Service Hold Percentage = 12.8 + 42.3 Point Percentage Won-1st Serve + 0.867 Second Serve Win Percentage + 6.33 Aces / Game + 3.9 Double Faults / Game

One point of interest is that if one removes the double faults / game from the regression, one gets an r-squared value of 59.9% and actually a higher adjusted r-squared value (57.9% to 57.3%). I’m more inclined towards simpler equations, so here’s the equation without double faults / game:

Service Hold Percentage = 14.6 + 39.1 Point Percentage Won-1st Serve + 0.866 Second Serve Win Percentage + 6.96 Aces / Game

Somewhat surprisingly (or maybe not), the coefficients essentially remain the same. Also, as a note, the previous regression, one has a 1:2 relationship between the coefficients of aces/game to double faults/game. I wouldn’t read too much into. My gut feeling is that double faults are rare enough in the men’s game that they simply don’t influence a regression as large as this one.

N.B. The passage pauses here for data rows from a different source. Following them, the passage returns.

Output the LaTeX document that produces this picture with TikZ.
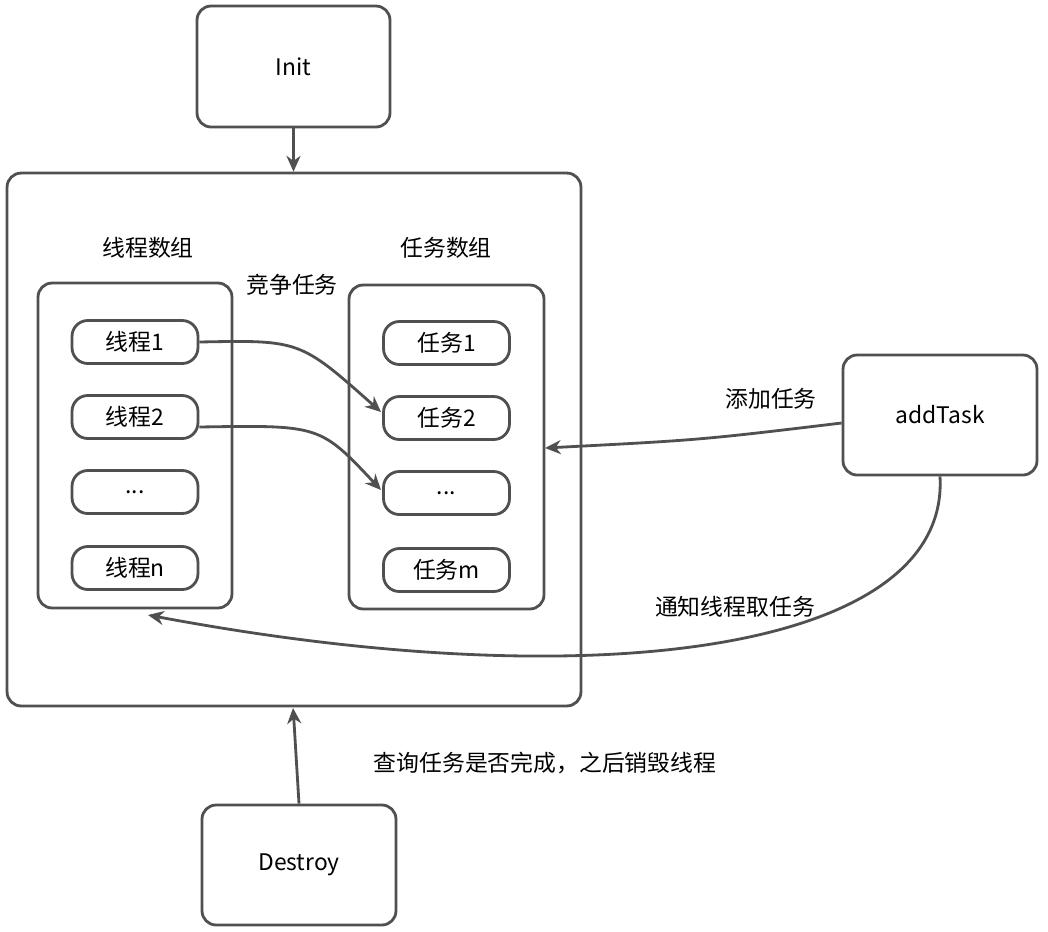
\documentclass[tikz,border=0pt]{standalone}
\usepackage{fontspec}
\setmainfont{Noto Sans CJK SC}
\usetikzlibrary{arrows.meta}
\definecolor{ln}{HTML}{505050}
\begin{document}
\begin{tikzpicture}[x=0.02cm,y=-0.02cm,
  box/.style={draw=ln,line width=1.6pt,rounded corners=8pt,minimum width=#1},
  pill/.style={draw=ln,line width=1.6pt,rounded corners=9pt,minimum width=2.52cm,minimum height=0.86cm,font=\fontsize{13}{15}\selectfont},
  arr/.style={draw=ln,line width=1.6pt,-{Stealth[length=9pt,width=8pt]}},
  lbl/.style={font=\fontsize{13}{15}\selectfont,text=black}]
\useasboundingbox (0,0) rectangle (1048,931);
\node[box=3.86cm,minimum height=2.42cm,lbl] (init) at (293.5,66.5) {Init};
\node[box=11.48cm,minimum height=10.66cm] (big) at (294,439.5) {};
\node[box=3.88cm,minimum height=6.5cm] (tarr) at (135,445.5) {};
\node[box=3.9cm,minimum height=6.48cm] (karr) at (446.5,447) {};
\node[lbl] (tl) at (148,248) {线程数组};
\node[lbl] (kl) at (446,248) {任务数组};
\node[pill] (t1) at (135,342) {线程1};
\node[pill] (t2) at (135,417) {线程2};
\node[pill] (t3) at (135,492) {...};
\node[pill] (tn) at (135,568) {线程n};
\node[pill] (k1) at (446.5,343) {任务1};
\node[pill] (k2) at (446.5,418) {任务2};
\node[pill] (k3) at (446.5,493) {...};
\node[pill] (km) at (446.5,570) {任务m};
\node[box=3.88cm,minimum height=2.4cm,lbl] (add) at (940,415) {addTask};
\node[box=3.88cm,minimum height=2.4cm,lbl] (des) at (299,865) {Destroy};
\draw[arr] (init.south) -- (big.north -| init.south);
\draw[arr] (des.north) .. controls (297,760) .. (293,708);
\node[lbl] at (545,763) {查询任务是否完成，之后销毁线程};
\draw[arr] (add.west |- 0,423) .. controls (700,440) .. (545,448);
\node[lbl] at (771,399) {添加任务};
\draw[arr] (add.south) .. controls (950,650) and (600,700) .. (148,615);
\node[lbl] at (735,607) {通知线程取任务};
\draw[arr] (t1.east) .. controls (300,340) .. (381,412);
\node[lbl] at (292,285) {竞争任务};
\draw[arr] (t2.east |- 0,427) .. controls (320,425) .. (381,490);
\end{tikzpicture}
\end{document}
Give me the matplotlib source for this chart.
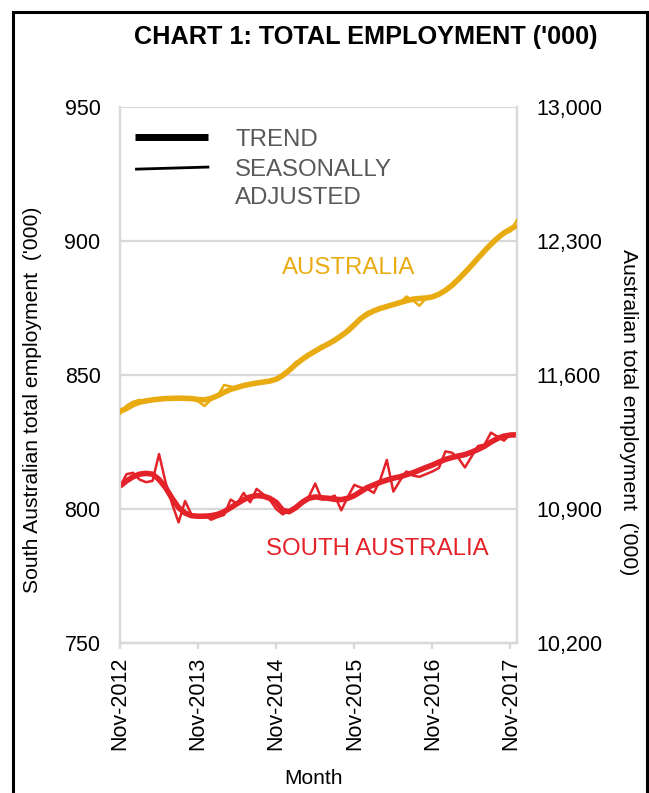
import numpy as np
import pandas as pd
import matplotlib
matplotlib.use("Agg")
import matplotlib.pyplot as plt
from matplotlib.lines import Line2D
from matplotlib.patches import Rectangle

plt.rcParams["font.family"] = ["Liberation Sans", "DejaVu Sans"]

# monthly data, Nov-2012 .. Dec-2017
months = pd.date_range("2012-11-01", periods=62, freq="MS")

sa_trend = [808.5, 810.5, 812.0, 813.0, 813.3, 813.0, 811.0, 808.0, 804.0, 800.5,
            798.5, 797.5, 797.3, 797.3, 797.5, 798.0, 799.0, 800.5, 802.0, 803.5,
            804.5, 805.0, 804.8, 804.0, 802.5, 799.5, 799.0, 800.5, 802.5, 804.0,
            804.5, 804.2, 804.0, 803.6, 803.5, 804.0, 805.0, 806.5, 808.0, 809.0,
            810.0, 810.8, 811.5, 812.0, 812.8, 813.5, 814.5, 815.5, 816.4, 817.5,
            818.5, 819.2, 819.8, 820.3, 821.2, 822.2, 823.4, 825.0, 826.3, 827.2,
            827.6, 827.7]
sa_seas = [808.3, 813.0, 813.5, 811.0, 810.0, 810.5, 820.5, 810.0, 802.0, 795.0,
           803.0, 797.8, 797.5, 797.8, 796.0, 797.0, 797.8, 803.5, 802.0, 806.0,
           802.5, 807.5, 805.5, 803.5, 800.0, 798.0, 799.5, 800.0, 802.0, 804.5,
           809.5, 803.5, 804.0, 805.0, 799.5, 804.5, 809.0, 808.0, 807.5, 806.0,
           811.0, 818.3, 806.5, 810.5, 814.0, 812.5, 812.0, 813.0, 814.0, 815.3,
           821.5, 821.0, 819.0, 815.5, 819.5, 823.5, 824.0, 828.5, 827.0, 825.5,
           828.0, 827.5]
au_trend = [11410, 11425, 11445, 11458, 11465, 11470, 11474, 11477, 11478, 11479,
            11478, 11477, 11472, 11470, 11478, 11492, 11510, 11525, 11535, 11545,
            11552, 11558, 11563, 11568, 11578, 11598, 11625, 11655, 11682, 11705,
            11725, 11745, 11762, 11782, 11805, 11830, 11862, 11895, 11918, 11935,
            11948, 11958, 11968, 11978, 11988, 11996, 12000, 12002, 12008, 12022,
            12042, 12068, 12100, 12135, 12172, 12210, 12248, 12283, 12315, 12342,
            12362, 12382]
au_seas = [11398, 11440, 11460, 11470, 11458, 11470, 11478, 11474, 11480, 11478,
           11474, 11476, 11462, 11438, 11472, 11492, 11548, 11540, 11530, 11545,
           11558, 11556, 11562, 11574, 11572, 11590, 11625, 11668, 11680, 11712,
           11722, 11748, 11770, 11780, 11800, 11840, 11870, 11900, 11928, 11935,
           11945, 11955, 11972, 11975, 12010, 11990, 11962, 12000, 12005, 12020,
           12040, 12075, 12095, 12140, 12168, 12215, 12240, 12290, 12320, 12338,
           12350, 12410]

RED = "#E42229"
GOLD = "#E9AB12"
GRID = "#D9D9D9"
GREY_TXT = "#595959"

x = np.arange(len(months))
tick_pos = x[::12]
tick_lab = [m.strftime("%b-%Y") for m in months[::12]]

fig = plt.figure(figsize=(6.49, 7.93), dpi=100)
ax = fig.add_axes([120 / 649, 1 - 643 / 793, 397 / 649, 536 / 793])
ax2 = ax.twinx()

ax.plot(x, sa_trend, color=RED, lw=4, solid_capstyle="butt", zorder=3)
ax.plot(x, sa_seas, color=RED, lw=1.8, zorder=3)
ax2.plot(x, au_trend, color=GOLD, lw=4, solid_capstyle="butt", zorder=3)
ax2.plot(x, au_seas, color=GOLD, lw=1.8, zorder=3)

ax.set_xlim(0, 61)
ax.set_ylim(750, 950)
ax2.set_ylim(10200, 13000)
ax.set_yticks([750, 800, 850, 900, 950])
ax2.set_yticks([10200, 10900, 11600, 12300, 13000])
ax2.set_yticklabels([f"{v:,}" for v in [10200, 10900, 11600, 12300, 13000]])
ax.yaxis.grid(True, color=GRID, lw=1.6)
ax.set_axisbelow(True)

ax.set_xticks(tick_pos)
ax.set_xticklabels(tick_lab, rotation=90)

for a in (ax, ax2):
    for s in a.spines.values():
        s.set_color(GRID)
        s.set_linewidth(1.6)
    a.spines["top"].set_visible(False)
    a.tick_params(axis="y", length=0, labelsize=15.5, pad=14)
ax.tick_params(axis="x", length=4, color=GRID, width=1.6, labelsize=15.5, pad=6)

ax.set_ylabel("South Australian total employment  ('000)", fontsize=15.2, va="center")
ax.yaxis.set_label_coords(-(120 - 33) / 397, 0.453)
ax2.set_ylabel("Australian total employment  ('000)", fontsize=15.2, rotation=270, va="center")
ax2.yaxis.set_label_coords(1.28, 0.43)
ax.set_xlabel("Month", fontsize=15, va="center")
ax.xaxis.set_label_coords(0.487, -(778 - 643) / 536)

fig.text(366 / 649, 1 - 37 / 793, "CHART 1: TOTAL EMPLOYMENT ('000)", ha="center", va="center",
         fontsize=18.2, fontweight="bold")

# series labels
ax.text(35.1, 890, "AUSTRALIA", color=GOLD, fontsize=17.3, ha="center", va="center")
ax.text(39.5, 785, "SOUTH AUSTRALIA", color=RED, fontsize=17.3, ha="center", va="center")

# legend
ax.add_line(Line2D([0.038, 0.222], [0.944, 0.944], color="black", lw=5, transform=ax.transAxes,
                   solid_capstyle="butt"))
ax.add_line(Line2D([0.038, 0.225], [0.884, 0.888], color="black", lw=2, transform=ax.transAxes,
                   solid_capstyle="butt"))
ax.text(0.29, 0.938, "TREND", transform=ax.transAxes, color=GREY_TXT, fontsize=17.3, va="center")
ax.text(0.29, 0.882, "SEASONALLY", transform=ax.transAxes, color=GREY_TXT, fontsize=17.3, va="center")
ax.text(0.29, 0.830, "ADJUSTED", transform=ax.transAxes, color=GREY_TXT, fontsize=17.3, va="center")

# outer frame, open at the bottom of the image
fig.patches.append(Rectangle((13 / 649, -0.05), 634 / 649, 1.05 - 11.5 / 793, transform=fig.transFigure,
                             fill=False, edgecolor="black", lw=2.2, clip_on=False))

fig.savefig("out.png", dpi=100)
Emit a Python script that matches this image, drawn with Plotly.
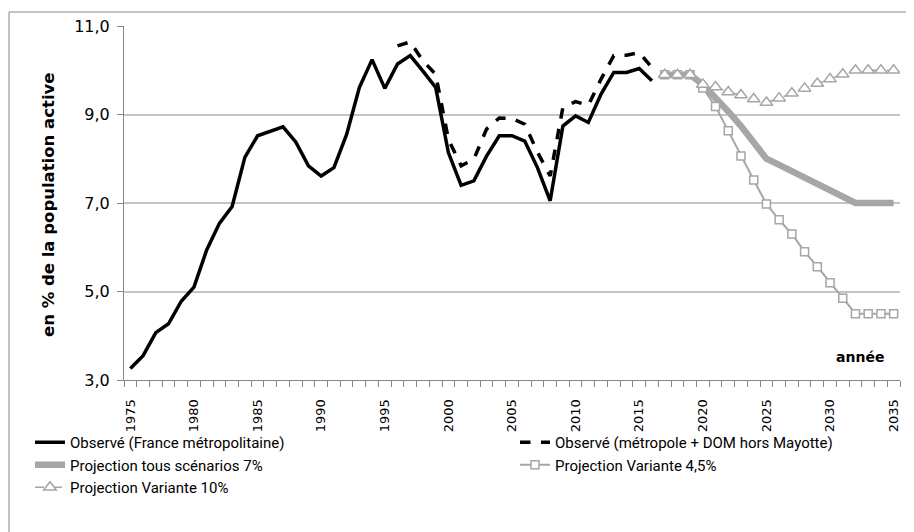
import plotly.graph_objects as go

# observed unemployment rate (% of labour force)
years_obs = list(range(1975, 2017))
obs_metro = [3.26, 3.55, 4.07, 4.27, 4.78, 5.10, 5.94, 6.54, 6.92, 8.03,
             8.52, 8.62, 8.72, 8.38, 7.84, 7.61, 7.80, 8.55, 9.61, 10.24,
             9.59, 10.14, 10.33, 9.98, 9.61, 8.14, 7.40, 7.50, 8.06, 8.52,
             8.52, 8.40, 7.80, 7.05, 8.74, 8.97, 8.82, 9.46, 9.95, 9.95,
             10.04, 9.76]

years_dom = list(range(1996, 2017))
obs_dom = [10.55, 10.64, 10.21, 9.91, 8.44, 7.84, 7.99, 8.67, 8.92, 8.91,
           8.78, 8.15, 7.61, 9.16, 9.29, 9.21, 9.80, 10.33, 10.34, 10.40,
           10.06]

# projections
years_proj = list(range(2017, 2036))
proj_7 = [9.90, 9.90, 9.90, 9.68, 9.40, 9.07, 8.74, 8.37, 8.00, 7.86,
          7.71, 7.57, 7.43, 7.29, 7.14, 7.00, 7.00, 7.00, 7.00]
proj_45 = [9.90, 9.90, 9.90, 9.60, 9.18, 8.63, 8.06, 7.52, 6.98, 6.62,
           6.30, 5.90, 5.56, 5.20, 4.85, 4.50, 4.50, 4.50, 4.50]
proj_10 = [9.90, 9.90, 9.90, 9.68, 9.62, 9.51, 9.44, 9.35, 9.27, 9.37,
           9.48, 9.59, 9.70, 9.80, 9.91, 10.00, 10.00, 10.00, 10.00]

label_years = list(range(1975, 2036, 5))

gray = "#a6a6a6"
axis_gray = "#868686"
grid_gray = "#c4c4c4"
legend_font = dict(family="Roboto, sans-serif", size=15, color="black")

fig = go.Figure()

fig.add_trace(go.Scatter(x=years_obs, y=obs_metro, mode="lines",
                         name="Observé (France métropolitaine)",
                         line=dict(color="black", width=3.5),
                         legend="legend", legendgroup="a"))
fig.add_trace(go.Scatter(x=years_dom, y=obs_dom, mode="lines",
                         name="Observé (métropole + DOM hors Mayotte)",
                         line=dict(color="black", width=3.5, dash="dash"),
                         legend="legend2", legendgroup="b"))
fig.add_trace(go.Scatter(x=years_proj, y=proj_7, mode="lines",
                         name="Projection tous scénarios 7%",
                         line=dict(color=gray, width=6.5),
                         legend="legend", legendgroup="c"))
fig.add_trace(go.Scatter(x=years_proj, y=proj_45, mode="lines+markers",
                         name="Projection Variante 4,5%",
                         line=dict(color=gray, width=2),
                         marker=dict(symbol="square", size=8, color="white",
                                     line=dict(color=gray, width=1.5)),
                         legend="legend2", legendgroup="d"))
fig.add_trace(go.Scatter(x=years_proj, y=proj_10, mode="lines+markers",
                         name="Projection Variante 10%",
                         line=dict(color=gray, width=1.5, dash="dash"),
                         marker=dict(symbol="triangle-up", size=11, color="white",
                                     line=dict(color=gray, width=1.5)),
                         legend="legend", legendgroup="e"))

# the page body adds an 8px offset, so the figure is laid out 8px smaller
OFF = 8
W, H = 914 - OFF, 532 - OFF
L, T = 124 - OFF, 26 - OFF
R, B = 14, 152
pw, ph = W - L - R, H - T - B


def px_x(p):
    # page pixel -> paper fraction
    return (p - OFF - L) / pw


def px_y(p):
    return (H - B - (p - OFF)) / ph


fig.update_layout(
    width=W, height=H,
    margin=dict(l=L, r=R, t=T, b=B, autoexpand=False),
    paper_bgcolor="white", plot_bgcolor="white",
    separators=", ",
    font=dict(family="DejaVu Sans, sans-serif", color="black"),
    showlegend=True,
    legend=dict(x=px_x(30), y=px_y(426), xanchor="left", yanchor="top",
                orientation="v", font=legend_font, tracegroupgap=0,
                bgcolor="rgba(0,0,0,0)", itemwidth=30),
    legend2=dict(x=px_x(515), y=px_y(426), xanchor="left", yanchor="top",
                 orientation="v", font=legend_font, tracegroupgap=0,
                 bgcolor="rgba(0,0,0,0)", itemwidth=30),
    xaxis=dict(range=[1974.5, 2035.5], tickmode="array", tickvals=label_years,
               ticktext=[str(y) for y in label_years], tickangle=-90,
               ticks="outside", ticklen=13, tickcolor="rgba(0,0,0,0)",
               tickfont=dict(family="DejaVu Sans, sans-serif", size=13),
               showgrid=False, showline=True, linecolor=axis_gray, linewidth=1,
               zeroline=False,
               minor=dict(tickmode="linear", tick0=1974.5, dtick=1,
                          ticks="outside", ticklen=6, tickcolor=axis_gray,
                          showgrid=False)),
    yaxis=dict(range=[3, 11], tickmode="linear", tick0=3, dtick=2,
               tickformat=".1f", ticks="outside", ticklen=6,
               tickcolor=axis_gray, tickfont=dict(size=16),
               ticklabelstandoff=4,
               showgrid=True, gridcolor=grid_gray, gridwidth=1.5,
               showline=True, linecolor=axis_gray, linewidth=1,
               zeroline=False),
    annotations=[
        dict(text="<b>en % de la population active</b>", textangle=-90,
             xref="paper", yref="paper", x=px_x(48), y=px_y(205),
             xanchor="center", yanchor="middle",
             showarrow=False, font=dict(family="DejaVu Sans", size=16.5)),
        dict(text="<b>année</b>", xref="paper", yref="paper",
             x=px_x(860), y=px_y(357), xanchor="center", yanchor="middle",
             showarrow=False, font=dict(family="DejaVu Sans", size=14)),
    ],
    shapes=[
        dict(type="rect", xref="paper", yref="paper",
             x0=px_x(9), x1=px_x(930), y0=px_y(12), y1=px_y(560),
             line=dict(color=axis_gray, width=1), layer="below"),
    ],
)

fig.write_html("out.html")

I also calculated the Pearson Correlation Coefficient for every variable tested against Service Hold Percentage and surprisingly, the closest to 1/-1 was the percentage of points overall that was won on the first serve with a value of 0.615. Not a great value, but something to consider.

As a note: when going over my spreadsheet, I realized that I’d left off World #12 Gael Monfils completely by mistake. I’ve since added him, but there are no super-significant changes to the regressions.

I may attempt to do this same regression with the women just to see the differences. My gut believes that first serve percentage, aces/game, and double faults/game will play a larger role; particularly aces and double faults, the former of which is rarer in the women’s game and the latter of which is more common.